Julia pulled the embers back toward her lips, swallowing the skunklike air into her lungs. She wondered if she should tell Erica the reason for the sudden visit to New York City. Julia hadn’t told anyone—not a solitary soul—about the Silk Road, the mushrooms, the senators, and the hackers Ross now employed to help him with his Web site. None of this had ever passed her lips. But lately she had become scared, not only for Ross but also for herself. She didn’t know if she was an accomplice in all this. She hadn’t written a line of code or profited a penny, but it still terrified her. For some perplexing reason, Ross had continued to share each new secret with her and expected her to keep them—and to be perfectly okay from a moral standpoint.
In the beginning, eight months earlier when Ross had started the Silk Road, she had been fine with these random unknowns, as the site was so small and unimportant. But things had changed since then.
Selling weed, she was fine with. She had never heard of a single recorded instance of someone overdosing from a bong hit. And mushrooms, well, they grew in the ground and they made you happy. But in recent months new products had become available on the site.

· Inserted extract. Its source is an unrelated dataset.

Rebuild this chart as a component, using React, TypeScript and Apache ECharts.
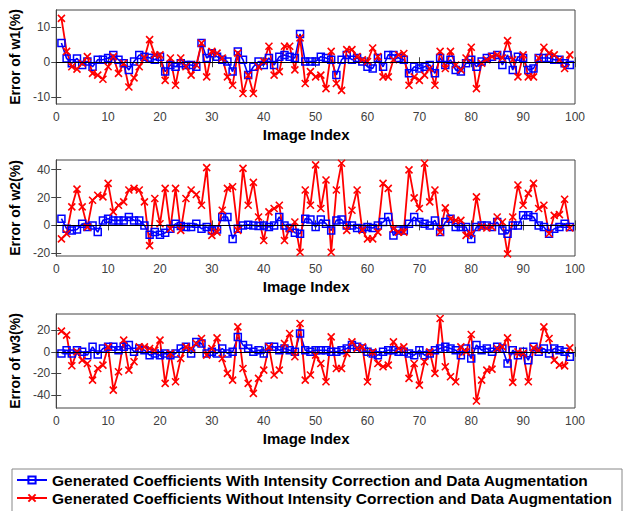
import React, { useEffect, useRef } from "react";
import * as echarts from "echarts";

const legendNames = [
  "Generated Coefficients With Intensity Correction and Data Augmentation",
  "Generated Coefficients Without Intensity Correction and Data Augmentation",
];
const yNames = ["Error of w1(%)", "Error of w2(%)", "Error of w3(%)"];
const xName = "Image Index";

const w1Blue = [
  5.5, 1.1, -0.3, 1.1, -0.8, 0.2, -1.3, 0.7, 0.7, 1.2, 2.1, 0.7, -0.3, -2.2, 0.2, 2.1, 1.6, 1.3, 0.7, 1.6, -2.7, -0.8, -1.3, -0.3, -0.8, -0.8, -1.3, 5.5, 1.2, 2.6, 1.6, 0.7, 0.2,
  -2.7, 3.1, 0.7, -3.7, -1.3, 0.2, -0.8, 1.2, -0.8, 1.6, 2.1, 1.6, 1.2, 8.1, 0.2, 0.2, 0.2, 1.6, 1.2, 0.7, -3.7, 0.7, 2.1, 0.7, 1.2, 0.2, -1.3, -1.8, 1.2, -1.3, 2.1, 2.1, 1.2, 0.7,
  -3.2, -1.3, -1.8, -1.3, -0.8, -3.2, 1.2, -0.8, 0.7, -2.2, -2.7, -0.3, 0.7, -1.3, 0.2, 1.2, 1.6, 2.1, -0.8, 2.1, -2.2, 1.6, 1.2, -2.2, -1.8, 1.2, 1.2, 1.2, 0.7, 0.7, -0.3, -0.8,
];
const w1Red = [
  12.6, 3.1, -1.3, -2.0, -0.3, 1.6, -3.2, -3.7, -4.9, -1.3, 1.6, -3.2, -0.3, -7.1, -4.5, -1.3, 1.2, 6.5, 2.1, 2.1, -5.2, 1.2, -6.6, 1.2, -1.3, -3.7, -0.8, 5.5, -4.2, 3.1, 2.6, 1.2, -4.2,
  -6.6, 2.6, -9.0, -3.7, -9.0, -1.3, 0.2, 4.6, -3.7, -2.7, 4.6, 4.6, -2.2, 7.0, -6.1, -2.7, -4.2, -3.7, -7.6, 3.1, -6.1, -8.1, 3.6, 3.6, 1.6, 0.7, 0.2, 4.1, 1.6, -4.2, -4.2, 0.7, 2.1, 2.5,
  -6.6, -4.2, -5.2, -3.7, -1.8, -6.6, 3.1, -1.8, 3.1, -0.8, -2.2, 1.2, 4.3, -7.6, -0.3, 0.7, 1.6, 2.1, 1.2, 6.2, 0.7, -4.2, 2.1, -4.2, -4.2, 1.2, 4.3, 2.6, 2.1, 0.7, -1.8, 2.1,
];
const w2Blue = [
  4.8, -2.4, -3.6, -2.9, 1.2, -1.2, 0, -4.8, 3.6, 4.8, 3.6, 3.6, 3.6, 6.0, 3.6, 3.6, 0, -6.8, -4.8, -6.8, -5.3, -2.4, 1.2, -0.5, -1.2, -1.2, 1.2, -2.4, -1.2, -3.6, -2.9, 6.0, 6.0,
  -9.7, -2.4, 0, 0.5, 0, -0.5, 0, -1.2, 0, 6.0, 0, -1.9, -5.3, -6.0, 4.8, 4.3, -1.2, 4.3, 1.2, -3.6, 3.6, 4.3, 0, 0, -1.9, -2.4, -1.2, -1.9, 0, 2.4, 6.0, -7.2, -3.6,
  -3.6, 1.2, 6.0, 2.4, 1.2, 0, 3.6, -4.8, 2.4, 4.8, -1.2, -1.2, -1.2, -9.7, -1.2, 0, 0, -1.2, 2.4, -3.6, -6.0, 0, 0, 7.2, 7.2, 6.0, 0, -1.2, -6.0, -2.4, -1.2, 1.2, -1.2,
];
const w2Red = [
  -9.7, -6.0, 13.3, 26.1, 13.3, -1.2, 18.1, 21.7, 20.5, 30.2, 9.7, 14.5, 16.9, 25.4, 26.6, 25.4, 16.9, -14.5, 19.3, 1.2, 26.6, -2.4, 26.6, -3.6, 19.3, 25.4, 22.2, 14.5, 41.5, -7.2, -4.8, 10.9, 26.6,
  27.8, -3.6, 41, 14.5, 30.9, 6.0, -10.9, 9.7, 12.1, 14.5, -10.9, -2.4, 2.4, -19.3, 25.4, 14.5, 43.5, 12.1, 32.6, -19.3, 25.4, 44.7, -3.6, 10.9, 25.4, -3.6, -9.7, -9.7, -4.8, 30.2, 26.6, -2.4, -4.8,
  -4.8, 39.9, 19.8, 12.1, 44.7, 16.9, 25.4, -4.8, 12.6, 4.8, 3.6, 3.6, -7.2, -6.0, 20.5, -1.2, -1.9, -1.2, 6.0, 2.4, -20.5, 6.0, 29.0, 14.5, 23.0, 30.2, 12.1, 14.5, -6.0, 7.2, 7.7, 18.8, -1.9,
];
const w3Blue = [
  -1.5, 1.5, -1.5, 1.5, 0, -3.1, 4.6, -2.5, 3.1, 4.6, 4.6, 1.5, 4.6, 6.2, 0, 3.1, 1.5, -3.1, -1.5, -3.1, -1.5, -3.1, -1.5, 3.1, 4.6, -1.5, 9.2, 7.7, -1.5, 0, -1.5, 3.1, -1.5,
  0, 13.8, 6.2, 3.1, 0, 1.5, -1.5, 4.6, 4.6, 1.5, 3.1, 1.5, 0, 16.9, 1.5, 0, 1.5, 1.5, 1.5, 0, 0, 1.5, 3.1, 6.2, 4.6, 3.1, 0, -1.5, -3.1, 0, 1.5, 1.5, 0,
  0, -1.5, -3.1, 1.5, -3.1, -1.5, 1.5, 3.1, 4.6, 3.1, 1.5, -3.1, 3.1, -6.2, 6.2, 1.5, 3.1, 0, 4.6, 3.1, -10.8, 1.5, -3.1, 0, -7.7, 4.6, 0, 3.1, -1.5, 3.1, 1.5, 0, -4.6,
];
const w3Red = [
  19.1, 15.4, -12.9, 0, -7.7, -10.8, -26.2, -15.4, -12.3, 4.6, -35.4, -18.5, 10.8, -16.9, -9.2, 4.6, 4.6, 3.1, 1.5, 10.8, -29.2, -1.5, -27.7, -6.2, 4.6, 3.1, 7.7, 12.3, -3.1, 3.1, 12.9, -6.2, -20,
  -26.2, 23.1, -15.4, -29.2, -38.5, -24.6, -16.9, 4.6, -21.5, -16.9, 7.7, 16.9, -4.6, 26.2, -26.2, -21.5, -3.1, -10.8, -27.7, 13.8, -15.4, -15.4, -1.5, 9.2, 3.1, 4.6, -27.7, 0, -10.8, -13.8, -12.3, 9.2, 3.1,
  4.6, -24.6, -10.8, -30.8, -9.2, 0, -20, 30.8, -13.8, -23.1, -27.7, 4.6, 0, 16, -45.5, -26.2, -16.9, -16, 3.1, 4.6, 12.9, -28.3, 0, -1.5, -27.7, 3.7, 1.5, 23.1, 12.3, -7.7, -12.3, -13, 3.7,
];

const blueSets = [w1Blue, w2Blue, w3Blue];
const redSets = [w1Red, w2Red, w3Red];
const yTicks = [
  [-10, 0, 10],
  [-20, 0, 20, 40],
  [-40, -20, 0, 20],
];
const yRanges = [
  [-12, 15],
  [-22, 47],
  [-52, 35],
];
const xRange = [0, 100];

const FONT = "Liberation Sans, Arial, Helvetica, sans-serif";
const AX = "#444";
const TICK_TXT = "#404040";

export default function App() {
  const ref = useRef<HTMLDivElement>(null);
  useEffect(() => {
    if (!ref.current) return;
    const chart = echarts.init(ref.current, undefined, { renderer: "svg" });
    const tops = [10, 160, 314];
    const heights = [94, 96, 94];
    const grids = tops.map((t, i) => ({
      left: 55,
      top: t,
      width: 520,
      height: heights[i],
      show: true,
      borderColor: AX,
      borderWidth: 1,
      backgroundColor: "#fff",
    }));
    const xAxes: any[] = [];
    const yAxes: any[] = [];
    const series: any[] = [];
    for (let i = 0; i < 3; i++) {
      xAxes.push({
        type: "value",
        gridIndex: i,
        position: "bottom",
        min: xRange[0],
        max: xRange[1],
        interval: 10,
        axisLine: { show: true, lineStyle: { color: AX } },
        axisTick: { show: true, inside: true, length: 5, lineStyle: { color: AX } },
        axisLabel: { fontSize: 12, color: TICK_TXT, margin: 7, fontFamily: FONT },
        splitLine: { show: false },
        name: xName,
        nameLocation: "middle",
        nameGap: 23,
        nameTextStyle: {
          fontSize: 15,
          fontWeight: "bold",
          color: "#000",
          fontFamily: FONT,
          padding: [0, 19, 0, 0],
        },
      });
      xAxes.push({
        type: "value",
        gridIndex: i,
        position: "top",
        min: xRange[0],
        max: xRange[1],
        interval: 10,
        axisLine: { show: true, lineStyle: { color: AX } },
        axisTick: { show: true, inside: true, length: 5, lineStyle: { color: AX } },
        axisLabel: { show: false },
        splitLine: { show: false },
      });
      yAxes.push({
        type: "value",
        gridIndex: i,
        position: "left",
        min: yRanges[i][0],
        max: yRanges[i][1],
        axisLine: { show: true, lineStyle: { color: AX } },
        axisTick: { show: true, inside: true, length: 5, customValues: yTicks[i], lineStyle: { color: AX } },
        axisLabel: { fontSize: 12, color: TICK_TXT, margin: 6, customValues: yTicks[i], fontFamily: FONT },
        splitLine: { show: false },
        name: yNames[i],
        nameLocation: "middle",
        nameGap: 27,
        nameRotate: 90,
        nameTextStyle: { fontSize: 14, fontWeight: "bold", color: "#000", fontFamily: FONT },
      });
      yAxes.push({
        type: "value",
        gridIndex: i,
        position: "right",
        min: yRanges[i][0],
        max: yRanges[i][1],
        axisLine: { show: true, lineStyle: { color: AX } },
        axisTick: { show: true, inside: true, length: 5, customValues: yTicks[i], lineStyle: { color: AX } },
        axisLabel: { show: false, customValues: yTicks[i] },
        splitLine: { show: false },
      });
      series.push({
        type: "line",
        name: legendNames[0],
        xAxisIndex: 2 * i,
        yAxisIndex: 2 * i,
        data: blueSets[i].map((v, k) => [k + 1, v]),
        color: "#0000ff",
        symbol: "rect",
        symbolSize: 7,
        showSymbol: true,
        lineStyle: { color: "#0000ff", width: 1.6 },
        itemStyle: { color: "rgba(255,255,255,0)", borderColor: "#0000ff", borderWidth: 1.5 },
        markLine: {
          silent: true,
          symbol: "none",
          label: { show: false },
          lineStyle: { color: "#000", width: 1, type: "solid" },
          data: [{ yAxis: 0 }],
        },
      });
      series.push({
        type: "line",
        name: legendNames[1],
        xAxisIndex: 2 * i,
        yAxisIndex: 2 * i,
        data: redSets[i].map((v, k) => [k + 1, v]),
        color: "#ff0000",
        symbol: "path://M0,0L10,10M10,0L0,10",
        symbolSize: 7,
        showSymbol: true,
        lineStyle: { color: "#ff0000", width: 1.8 },
        itemStyle: { color: "#ff0000", borderColor: "#ff0000", borderWidth: 1.6 },
      });
    }
    chart.setOption({
      animation: false,
      backgroundColor: "#fff",
      textStyle: { fontFamily: FONT },
      grid: grids,
      xAxis: xAxes,
      yAxis: yAxes,
      series,
      legend: {
        data: legendNames,
        orient: "vertical",
        left: 14,
        top: 470,
        padding: 2,
        itemWidth: 30,
        itemHeight: 9,
        itemGap: 2,
        textStyle: { fontSize: 15.5, fontWeight: "bold", color: "#000", fontFamily: FONT, lineHeight: 16 },
      },
      graphic: [
        {
          type: "rect",
          shape: { x: 12, y: 469, width: 610, height: 60 },
          style: { fill: "none", stroke: "#888", lineWidth: 1 },
          silent: true,
        },
      ],
    });
    return () => chart.dispose();
  }, []);
  return (
    <div
      ref={ref}
      style={{ position: "absolute", left: 0, top: 0, width: 628, height: 511 }}
    />
  );
}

Crack, cocaine, heroin, variations of highly addictive drugs she had never even heard of that were made in secret labs in Asia. Her doubts grew.
“What if someone overdoses?” she said when crack and heroin surfaced on the Silk Road.

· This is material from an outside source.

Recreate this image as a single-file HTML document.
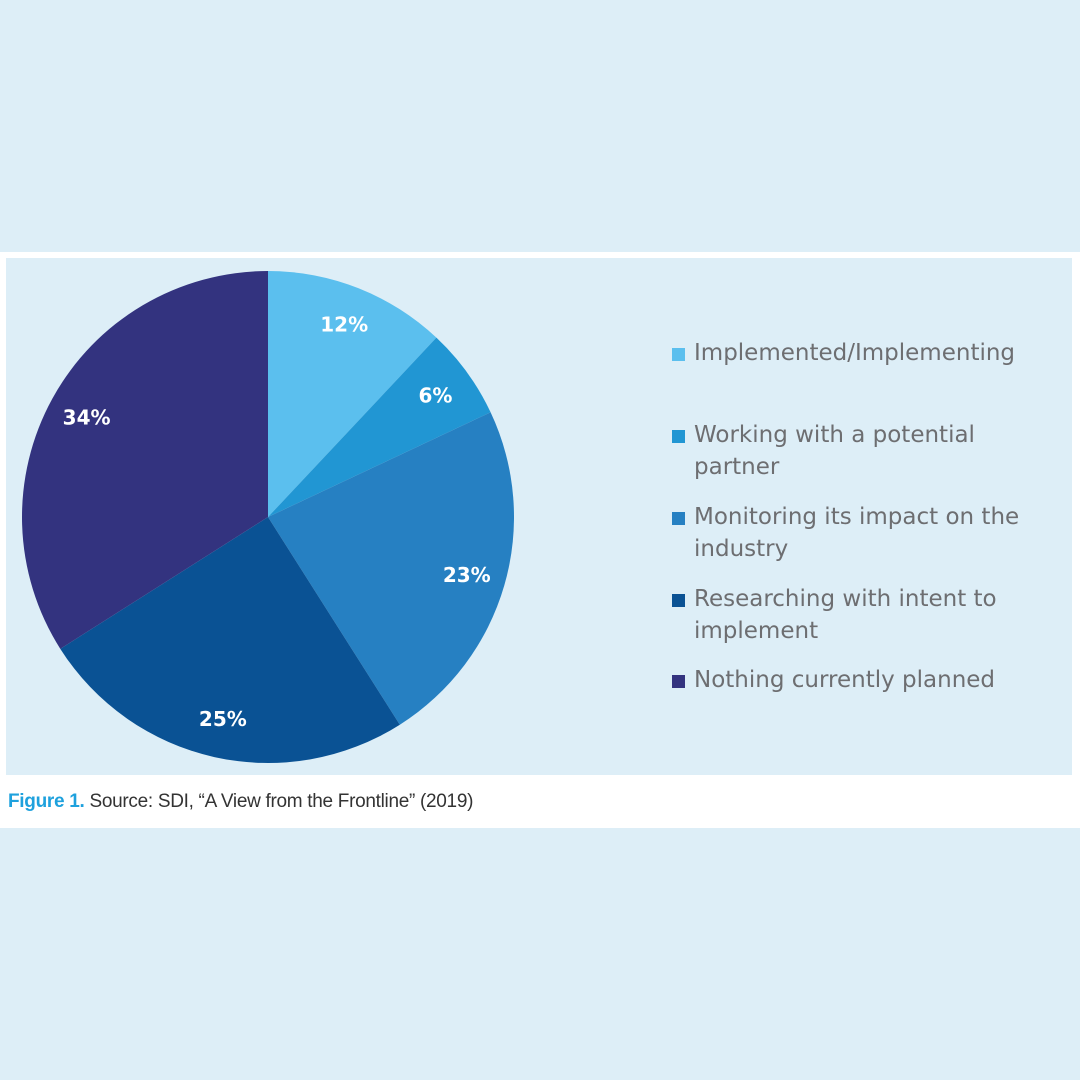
<!DOCTYPE html>
<html><head><meta charset="utf-8"><style>
body{margin:0;width:1080px;height:1080px;background:#ddeef7;position:relative;overflow:hidden;font-family:"Liberation Sans",sans-serif}
#band{position:absolute;left:0;top:252px;width:1080px;height:576px;background:#fff}
#panel{position:absolute;left:6px;top:258px;width:1066px;height:517px;background:#ddeef7}
#caption{position:absolute;left:8px;top:791px;font-size:19px;color:#333;letter-spacing:-0.3px}
#caption b{color:#1ea1dd}
.leg{position:absolute;left:672px;font-size:25px;color:#6d6e71;line-height:32px;font-family:"DejaVu Sans","Liberation Sans",sans-serif;font-size:23px}
.leg i{position:absolute;left:0;top:11px;width:13px;height:13px}
.leg span{display:block;margin-left:22px}
</style></head><body>
<div id="band"></div>
<div id="panel"></div>
<svg id="pie" width="1080" height="1080" style="position:absolute;left:0;top:0"></svg>
<div class="leg" style="top:337px"><i style="background:#5bbfee"></i><span>Implemented/Implementing</span></div>
<div class="leg" style="top:419px"><i style="background:#2196d3"></i><span>Working with a potential<br>partner</span></div>
<div class="leg" style="top:501px"><i style="background:#2680c2"></i><span>Monitoring its impact on the<br>industry</span></div>
<div class="leg" style="top:583px"><i style="background:#0a5294"></i><span>Researching with intent to<br>implement</span></div>
<div class="leg" style="top:664px"><i style="background:#33337f"></i><span>Nothing currently planned</span></div>
<div id="caption"><b>Figure 1.</b> Source: SDI, “A View from the Frontline” (2019)</div>
<script>
const categories=["Implemented/Implementing","Working with a potential partner","Monitoring its impact on the industry","Researching with intent to implement","Nothing currently planned"];
const values=[12,6,23,25,34];
const labels=["12%","6%","23%","25%","34%"];
const colors=["#5bbfee","#2196d3","#2680c2","#0a5294","#33337f"];
const cx=268,cy=517,R=246,LR=207;
const svg=document.getElementById('pie');
const NS="http://www.w3.org/2000/svg";
const total=values.reduce((a,b)=>a+b,0);
function pt(a,r){return [cx+r*Math.sin(a),cy-r*Math.cos(a)];}
let acc=0;
values.forEach((v,i)=>{
  const a0=acc/total*2*Math.PI; acc+=v; const a1=acc/total*2*Math.PI;
  const p0=pt(a0,R),p1=pt(a1,R);
  const path=document.createElementNS(NS,'path');
  path.setAttribute('d',`M${cx},${cy}L${p0[0]},${p0[1]}A${R},${R} 0 ${a1-a0>Math.PI?1:0} 1 ${p1[0]},${p1[1]}Z`);
  path.setAttribute('fill',colors[i]);
  
  
  svg.appendChild(path);
  const lp=pt((a0+a1)/2,LR);
  const t=document.createElementNS(NS,'text');
  t.setAttribute('x',lp[0]);t.setAttribute('y',lp[1]+7);
  t.setAttribute('text-anchor','middle');t.setAttribute('fill','#fff');
  t.setAttribute('font-size','20');t.setAttribute('font-weight','bold');
  t.setAttribute('font-family','"DejaVu Sans","Liberation Sans",sans-serif');
  t.textContent=labels[i];
  
  
  svg.appendChild(t);
});
</script>
</body></html>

“We have a rating system,” he replied resolutely. “So if someone sells bad drugs, they get a bad rating and no one will buy from them again.”
“And if they’re dead? How are they supposed to give someone a bad rating if they’re dead?”
These conversations would go on for hours, just spinning, spinning, spinning, and finding no end. No matter what Julia said, Ross always had an answer, often baked in intellectual analysis or libertarian theory. When the tête-à-tête went round in circles too many times, he would simply end the conversation by saying, “Well, we will just have to disagree on this.”